On conventions for human chromosome numbering in file names (1 vs 01, etc.)
1
0
Entering edit mode
2.9 years ago
kynnjo ▴ 40

I am relatively new to bioinformatics, though I have been doing scientific programming for a few years now.

The following example is illustrative of a recurring situation:

% ls -1
chr10.txt
chr11.txt
chr12.txt
chr13.txt
chr14.txt
chr15.txt
chr16.txt
chr17.txt
chr18.txt
chr19.txt
chr1.txt
chr20.txt
chr21.txt
chr22.txt
chr2.txt
chr3.txt
chr4.txt
chr5.txt
chr6.txt
chr7.txt
chr8.txt
chr9.txt
chrx.txt
chry.txt


Note how these file names, by default, don't get listed in the normal numeric ordering. To put it differently, their lexicographic and numeric orderings do not coincide.

My temptation (which may be signs of a "professional deformation") is to rename those files to something like this:

% ls -1
chr01.txt
chr02.txt
chr03.txt
chr04.txt
chr05.txt
chr06.txt
chr07.txt
chr08.txt
chr09.txt
chr10.txt
chr11.txt
chr12.txt
chr13.txt
chr14.txt
chr15.txt
chr16.txt
chr17.txt
chr18.txt
chr19.txt
chr20.txt
chr21.txt
chr22.txt
chrx.txt
chry.txt


...or maybe even this:

% ls -1
chr01.txt
chr02.txt
chr03.txt
chr04.txt
chr05.txt
chr06.txt
chr07.txt
chr08.txt
chr09.txt
chr10.txt
chr11.txt
chr12.txt
chr13.txt
chr14.txt
chr15.txt
chr16.txt
chr17.txt
chr18.txt
chr19.txt
chr20.txt
chr21.txt
chr22.txt
chr_x.txt
chr_y.txt


...so that names sort naturally in numeric order, and (much less importantly), they line up when printed in a column.

Putting aside the fact that much in-house bioinformatics code out there is already dependent on the 1, 2, 3-type numbering, would it be an abomination in the eyes of most bioinformaticians to use 01, 02, 03, etc. instead of 1, 2, 3, etc. to number human chromosomes?

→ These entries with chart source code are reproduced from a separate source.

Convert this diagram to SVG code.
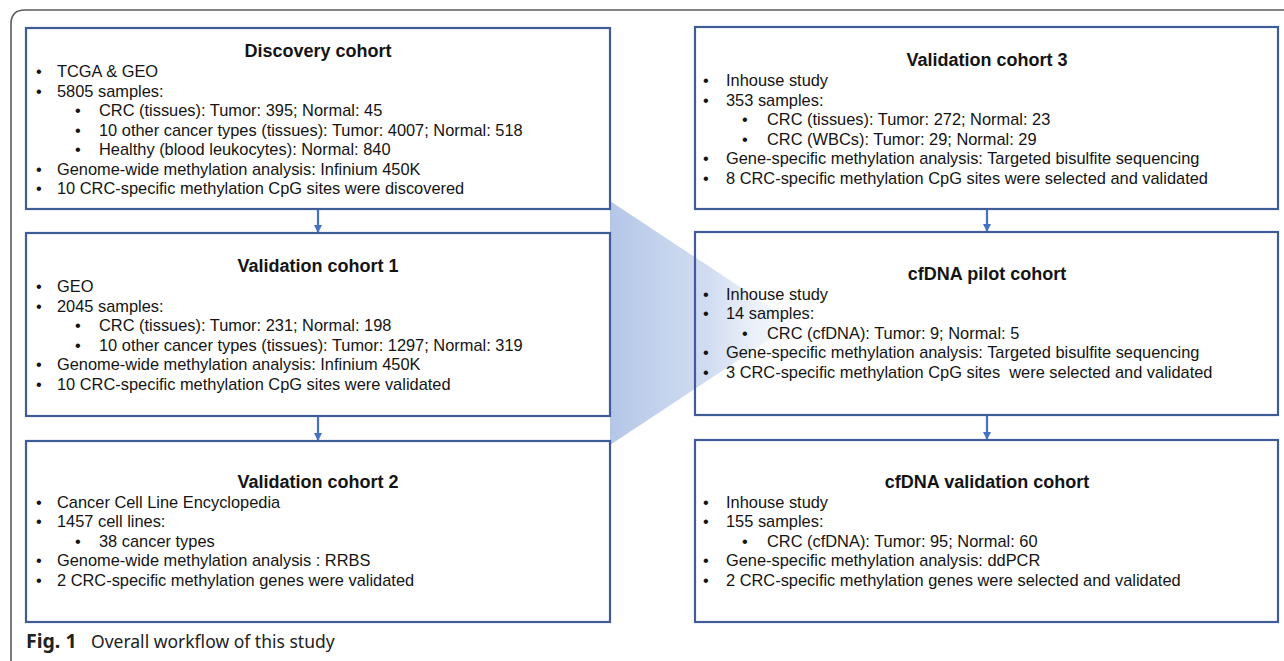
<svg xmlns="http://www.w3.org/2000/svg" width="1284" height="661" viewBox="0 0 1284 661">
<style>
.frame{fill:none;stroke:#5a5a5a;stroke-width:1.6}
.box{fill:none;stroke:#3f5c99;stroke-width:2.2}
.con{stroke:#4472c4;stroke-width:2.2;fill:none}
.t{font-family:"Liberation Sans",Arial,sans-serif;font-size:16.4px;fill:#141414;white-space:pre}
.h{font-family:"Liberation Sans",Arial,sans-serif;font-size:18px;font-weight:bold;fill:#141414;text-anchor:middle}
.cap{font-family:"Noto Sans","Open Sans",sans-serif;font-size:17.5px;fill:#222}
</style>
<defs>
<marker id="ah" viewBox="0 0 10 10" refX="10" refY="5" markerWidth="9" markerHeight="8" markerUnits="userSpaceOnUse" orient="auto">
<path d="M0,0 L10,5 L0,10 z" fill="#4472c4"/>
</marker>
<linearGradient id="zoom" x1="610" y1="0" x2="790" y2="0" gradientUnits="userSpaceOnUse">
<stop offset="0" stop-color="#b4c7e7" stop-opacity="1"/>
<stop offset="0.55" stop-color="#c9d6ef" stop-opacity="0.85"/>
<stop offset="1" stop-color="#e6ecf8" stop-opacity="0.3"/>
</linearGradient>
</defs>
<rect width="1284" height="661" fill="#ffffff"/>
<path class="frame" d="M11,661 V24 Q11,10 25,10 H1284"/>
<polygon id="zoom-shape" points="610,201 790,320 790,326 610,445" fill="url(#zoom)"/>

<g id="connectors">
<line class="con" x1="318" y1="209" x2="318" y2="233" marker-end="url(#ah)"/>
<line class="con" x1="318" y1="416" x2="318" y2="441" marker-end="url(#ah)"/>
<line class="con" x1="987" y1="209" x2="987" y2="232" marker-end="url(#ah)"/>
<line class="con" x1="987" y1="415" x2="987" y2="440" marker-end="url(#ah)"/>
</g>

<g id="discovery">
<rect class="box" x="26" y="28" width="584" height="181"/>
<text class="h" x="318" y="57">Discovery cohort</text>
<text class="t" x="36" y="77">•</text><text class="t" x="57" y="77">TCGA &amp; GEO</text>
<text class="t" x="36" y="96.5">•</text><text class="t" x="57" y="96.5">5805 samples:</text>
<text class="t" x="75" y="116">•</text><text class="t" x="99" y="116">CRC (tissues): Tumor: 395; Normal: 45</text>
<text class="t" x="75" y="135.5">•</text><text class="t" x="99" y="135.5">10 other cancer types (tissues): Tumor: 4007; Normal: 518</text>
<text class="t" x="75" y="155">•</text><text class="t" x="99" y="155">Healthy (blood leukocytes): Normal: 840</text>
<text class="t" x="36" y="174.5">•</text><text class="t" x="57" y="174.5">Genome-wide methylation analysis: Infinium 450K</text>
<text class="t" x="36" y="194">•</text><text class="t" x="57" y="194">10 CRC-specific methylation CpG sites were discovered</text>
</g>

<g id="validation1">
<rect class="box" x="26" y="233" width="584" height="183"/>
<text class="h" x="318" y="272">Validation cohort 1</text>
<text class="t" x="36" y="292">•</text><text class="t" x="57" y="292">GEO</text>
<text class="t" x="36" y="311.5">•</text><text class="t" x="57" y="311.5">2045 samples:</text>
<text class="t" x="75" y="331">•</text><text class="t" x="99" y="331">CRC (tissues): Tumor: 231; Normal: 198</text>
<text class="t" x="75" y="350.5">•</text><text class="t" x="99" y="350.5">10 other cancer types (tissues): Tumor: 1297; Normal: 319</text>
<text class="t" x="36" y="370">•</text><text class="t" x="57" y="370">Genome-wide methylation analysis: Infinium 450K</text>
<text class="t" x="36" y="389.5">•</text><text class="t" x="57" y="389.5">10 CRC-specific methylation CpG sites were validated</text>
</g>

<g id="validation2">
<rect class="box" x="26" y="441" width="584" height="181"/>
<text class="h" x="318" y="488">Validation cohort 2</text>
<text class="t" x="36" y="507.5">•</text><text class="t" x="57" y="507.5">Cancer Cell Line Encyclopedia</text>
<text class="t" x="36" y="527">•</text><text class="t" x="57" y="527">1457 cell lines:</text>
<text class="t" x="75" y="546.5">•</text><text class="t" x="99" y="546.5">38 cancer types</text>
<text class="t" x="36" y="566">•</text><text class="t" x="57" y="566">Genome-wide methylation analysis : RRBS</text>
<text class="t" x="36" y="585.5">•</text><text class="t" x="57" y="585.5">2 CRC-specific methylation genes were validated</text>
</g>

<g id="validation3">
<rect class="box" x="695" y="27" width="583" height="182"/>
<text class="h" x="987" y="66">Validation cohort 3</text>
<text class="t" x="703" y="86">•</text><text class="t" x="726" y="86">Inhouse study</text>
<text class="t" x="703" y="105.5">•</text><text class="t" x="726" y="105.5">353 samples:</text>
<text class="t" x="742" y="125">•</text><text class="t" x="767" y="125">CRC (tissues): Tumor: 272; Normal: 23</text>
<text class="t" x="742" y="144.5">•</text><text class="t" x="767" y="144.5">CRC (WBCs): Tumor: 29; Normal: 29</text>
<text class="t" x="703" y="164">•</text><text class="t" x="726" y="164">Gene-specific methylation analysis: Targeted bisulfite sequencing</text>
<text class="t" x="703" y="183.5">•</text><text class="t" x="726" y="183.5">8 CRC-specific methylation CpG sites were selected and validated</text>
</g>

<g id="cfdna-pilot">
<rect class="box" x="695" y="232" width="583" height="183"/>
<text class="h" x="987" y="280">cfDNA pilot cohort</text>
<text class="t" x="703" y="299.5">•</text><text class="t" x="726" y="299.5">Inhouse study</text>
<text class="t" x="703" y="319">•</text><text class="t" x="726" y="319">14 samples:</text>
<text class="t" x="742" y="338.5">•</text><text class="t" x="767" y="338.5">CRC (cfDNA): Tumor: 9; Normal: 5</text>
<text class="t" x="703" y="358">•</text><text class="t" x="726" y="358">Gene-specific methylation analysis: Targeted bisulfite sequencing</text>
<text class="t" x="703" y="377.5">•</text><text class="t" x="726" y="377.5" xml:space="preserve">3 CRC-specific methylation CpG sites  were selected and validated</text>
</g>

<g id="cfdna-validation">
<rect class="box" x="695" y="440" width="583" height="182"/>
<text class="h" x="987" y="488">cfDNA validation cohort</text>
<text class="t" x="703" y="507.5">•</text><text class="t" x="726" y="507.5">Inhouse study</text>
<text class="t" x="703" y="527">•</text><text class="t" x="726" y="527">155 samples:</text>
<text class="t" x="742" y="546.5">•</text><text class="t" x="767" y="546.5">CRC (cfDNA): Tumor: 95; Normal: 60</text>
<text class="t" x="703" y="566">•</text><text class="t" x="726" y="566">Gene-specific methylation analysis: ddPCR</text>
<text class="t" x="703" y="585.5">•</text><text class="t" x="726" y="585.5">2 CRC-specific methylation genes were selected and validated</text>
</g>

<g id="caption">
<text class="cap" x="26" y="648"><tspan font-weight="bold" font-size="19.5px">Fig. 1</tspan><tspan x="91">Overall workflow of this study</tspan></text>
</g>
</svg>
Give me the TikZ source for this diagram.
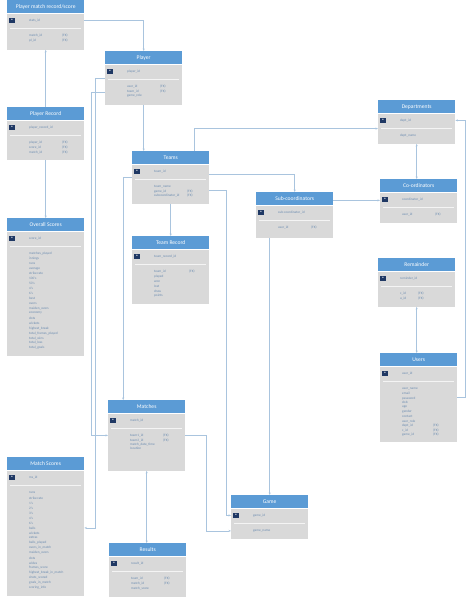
\documentclass[tikz,border=0pt]{standalone}
\usepackage{fontspec}
\setmainfont{Carlito}
\usepackage{tikz}
\usetikzlibrary{arrows.meta,positioning,calc}

\definecolor{hdrblue}{HTML}{5B9BD5}
\definecolor{bodygray}{HTML}{D9D9D9}
\definecolor{pknavy}{HTML}{1F3864}
\definecolor{txtblue}{HTML}{6A8BB0}
\definecolor{linkblue}{HTML}{A9C4DE}

% entity box: name, x, y, height, title, key, fields, FK column, row step
\newcommand{\erentity}[9]{%
  \node[erhead, anchor=north west] (#1) at (#2,#3) {#5};
  \node[erbody, anchor=north west, minimum height={#4-13}] (#1-b) at (#1.south west) {};
  \node[pkbadge] (#1-pk) at ([xshift=5pt,yshift=-7pt]#1.south west) {PK};
  \node[erkey] (#1-key) at ([xshift=22pt,yshift=-7pt]#1.south west) {#6};
  \draw[erdiv] ([xshift=3pt,yshift=-14.5pt]#1.south west) -- ([xshift=-3pt,yshift=-14.5pt]#1.south east);
  \foreach \f/\k [count=\i] in {#7} {
    \node[erkey] (#1-f\i) at ([xshift=22pt,yshift={-22.5pt-#9pt*(\i-1)}]#1.south west) {\f};
    \node[erkey] (#1-k\i) at ([xshift=#8pt,yshift={-22.5pt-#9pt*(\i-1)}]#1.south west) {\k};
  }%
}

\begin{document}
\begin{tikzpicture}[x=1pt,y=-1pt,
    erhead/.style={rectangle, fill=hdrblue, text=white, font=\fontsize{5.6}{6}\selectfont,
                   minimum width=77pt, minimum height=13pt, inner sep=0pt},
    erbody/.style={rectangle, fill=bodygray, minimum width=77pt, inner sep=0pt},
    pkbadge/.style={rectangle, fill=pknavy, text=white, font=\fontsize{1.8}{2}\selectfont\bfseries,
                    minimum size=5.5pt, inner sep=0pt},
    erkey/.style={anchor=west, text=txtblue, font=\fontsize{3.4}{4}\selectfont, inner sep=0pt},
    erdiv/.style={draw=white!70!bodygray, line width=0.5pt},
    link/.style={draw=linkblue, line width=0.5pt, -{Stealth[length=2.5pt,width=2pt]}},
    link2/.style={link, {Stealth[length=2.5pt,width=2pt]}-{Stealth[length=2.5pt,width=2pt]}}]
  \fill[white] (0,0) rectangle (474,597);
  \useasboundingbox (0,0) rectangle (474,597);

  % left column
  \erentity{pmr}{7}{0}{49}{Player match record/score}{stats\_id}{match\_id/(FK), pl\_id/(FK)}{55}{4.8}
  \erentity{precord}{7}{107}{52}{Player Record}{player\_record\_id}{player\_id/(FK), score\_id/(FK), match\_id/(FK)}{55}{4.8}
  \erentity{overall}{7}{218}{137}{Overall Scores}{score\_id}{matches\_played/{}, innings/{}, runs/{}, average/{},
    strike rate/{}, 100's/{}, 50's/{}, 4's/{}, 6's/{}, best/{}, overs/{}, maiden\_overs/{}, economy/{},
    dots/{}, wickets/{}, highest\_break/{}, total\_frames\_played/{}, total\_wins/{}, total\_loss/{},
    total\_goals/{}}{55}{4.95}
  \erentity{mscores}{7}{457}{138}{Match Scores}{ms\_id}{runs/{}, strike rate/{}, 1's/{}, 2's/{}, 3's/{},
    4's/{}, 6's/{}, balls/{}, wickets/{}, extras/{}, balls\_played/{}, overs\_in\_match/{}, maiden\_overs/{},
    dots/{}, wides/{}, frames\_score/{}, highest\_break\_in\_match/{}, shots\_scored/{}, goals\_in\_match/{},
    scoring\_info/{}}{55}{5}

  % middle column
  \erentity{player}{105}{51}{53}{Player}{player\_id}{user\_id/(FK), team\_id/(FK), game\_role/{}}{55}{4.5}
  \erentity{teams}{132}{151}{52}{Teams}{team\_id}{team\_name/{}, game\_id/(FK), subcoordinator\_id/(FK)}{55}{4.5}
  \erentity{trecord}{132}{236}{67}{Team Record}{team\_record\_id}{team\_id/(FK), played/{}, won/{}, lost/{},
    draw/{}, points/{}}{57}{4.8}
  \erentity{matches}{108}{400}{70}{Matches}{match\_id}{team1\_id/(FK), team2\_id/(FK), match\_date\_time/{},
    location/{}}{55}{4.2}
  \erentity{results}{109}{543}{53}{Results}{result\_id}{team\_id/(FK), match\_id/(FK), match\_score/{}}{55}{5}
  \erentity{subcoord}{256}{192}{45}{Sub-coordinators}{sub-coordinator\_id}{user\_id/(FK)}{55}{4.8}
  \erentity{game}{231}{495}{43}{Game}{game\_id}{game\_name/{}}{55}{4.8}

  % right column
  \erentity{dept}{378}{100}{43}{Departments}{dept\_id}{dept\_name/{}}{55}{4.8}
  \erentity{coord}{380}{179}{43}{Co-ordinators}{coordinator\_id}{user\_id/(FK)}{55}{4.8}
  \erentity{remind}{378}{258}{48}{Remainder}{reminder\_id}{c\_id/(FK), u\_id/(FK)}{40}{4.8}
  \erentity{users}{380}{353}{88}{Users}{user\_id}{user\_name/{}, email/{}, password/{}, dob/{}, age/{},
    gender/{}, contact/{}, user\_role/{}, dept\_id/(FK), c\_id/(FK), game\_id/(FK)}{53}{4.6}

  % connectors
  \draw[link] (precord.north) -- (pmr-b.south);
  \draw[link] (precord-b.south) -- (overall.north);
  \draw[link] (player-b.south) -- (player-b.south |- teams.north);
  \draw[link] (teams-b.south) -- (trecord.north);
  \draw[link] ([xshift=24pt]teams.north) |- (dept-b.west);
  \draw[link2] (dept-b.south) -- (dept-b.south |- coord.north);
  \draw[link] ([yshift=-8pt]coord.south west -| subcoord.east) -- ([yshift=-8pt]coord.south west);
  \draw[link] ([yshift=-10pt]teams.south east) -| (subcoord.north);
  \draw[link] (game.north |- subcoord-b.south) -- (game.north);
  \draw[link] ([yshift=-26pt]teams.south east) -- ++(17,0) |- (game-pk -| game.west);
  \draw[link] ([yshift=-22pt]matches.south east) -- ++(21,0) |- (game-f1 -| game.west);
  \draw[link2] (matches-b.south) -- (matches-b.south |- results.north);
  \draw[link] ([yshift=-13pt]teams.south west) -| ([xshift=-23.5pt]matches.north);
  \draw[link2] (remind-b.south) -- (remind-b.south |- users.north);
  \draw[link] ([yshift=-31pt]users.south east) -- ++(8,0) |- (dept-pk -| dept.east);
  \draw[link] ([yshift=-28pt]player.south west) -- ++(-14,0) |- ([yshift=-22pt]matches.south west);
  \draw[link] ([yshift=-14pt]player.south west) -- ++(-10,0) |- (mscores-f8 -| mscores.east);
  \draw[link] (pmr-key -| pmr.east) -| (player.north);
\end{tikzpicture}
\end{document}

bioinformatics genomics • 766 views
1
Entering edit mode

It may be tempting, but don't rely on the file system to order things for you. Use -v in GNU tools like ls and sort, for instance, to sort file names that have prefixes that you want to order "naturally". See: https://www.gnu.org/software/coreutils/manual/html_node/Details-about-version-sort.html

5
Entering edit mode
2.9 years ago

are you going to work with the data from ensembl ? use the Ensembl nomenclature (1,2,3,..)

are you going to work with the data from ucsc ? use the ucsc nomenclature (chr1,chr2,chr3,..)

are you going to work with the specific reference ? use the order and the names from this reference.

are you going to work with more than one nomenclature ? use whatever you want. Some tools can use more than one nomenclature: eg. - https://samtools.github.io/hts-specs/SAMv1.pdf @CSQ/AN

Alternative reference sequence names. A comma-separated list of alternative names that tools may use when referring to this reference sequence.